The services and pods for service-control are named servicecontrol and servicecontrol-monitoring. When I look on ServicePulse and try test the connection it doesn’t work. I assume how this would work is the requests get proxied via service-pulse and communicate to the service control and monitoring containers on the local network.

Not sure what else I’ve done wrong in the configuration, any help is appreciated.

DarrenTiplady · August 29, 2024, 3:57pm

So this appears to of been a problem I believe in my ingress as removing the first slash in both /api/ and /api-monitoring/ fixed it if anyone else was having issues…

DavidBoike · September 6, 2024, 10:22pm

Hi all,

Sorry we’ve been a bit quiet lately. We were testing with the ServiceControl images in Azure and ran into a problem that required us to engage with Microsoft support. Long story short, Microsoft rolled out a Linux kernel change related to FIPS mode in Azure that caused all the base images in the Noble family (Ubuntu 24) to blow up if you used anything in the System.Cryptography namespace. So for a while, ServiceControl 5.6.x and 5.7.x containers were sometimes failing in Azure until today when the Azure team completed a rollback of that FIPS change. Now all versions should run properly.

Check out our new platform container examples repository. In there we already have a Docker Compose example that’s great for spinning up the platform locally, and an Azure Container Apps example that is a proof of concept for deploying the platform to Azure with a ServicePulse endpoint secured by Microsoft Entra ID authentication…or in other words you log into Azure to access ServicePulse.

We’re still working on a Kubernetes example.

We haven’t linked to this repository from our docs yet, but we’re putting it in a different repository for a few different reasons:

We want to make it a lot easier to interact with and contribute to the repository without the ceremony of a sample in our documentation repo.
Separate repos get a nice handy built-in download as zip link.

We hope these are useful. Let us know!

DavidBoike · September 6, 2024, 10:26pm

A couple replies…

@DarrenTiplady glad you figured that issue out!

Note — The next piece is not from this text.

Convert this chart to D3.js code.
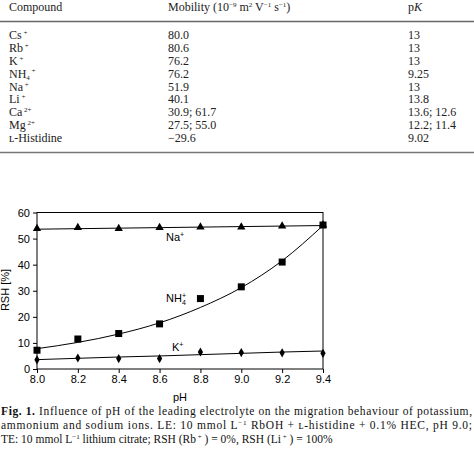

@rick I suspect it’s not reading the environment variables like you think it is and so it’s actually trying to parse a null/empty connection string. (Though I’m not sure why.) In any case I’d recommend you start with the new Docker Compose example I mentioned above.

wsmelton · September 11, 2024, 7:53pm

Is there any plan for Kubernetes to get a publish a helm chart?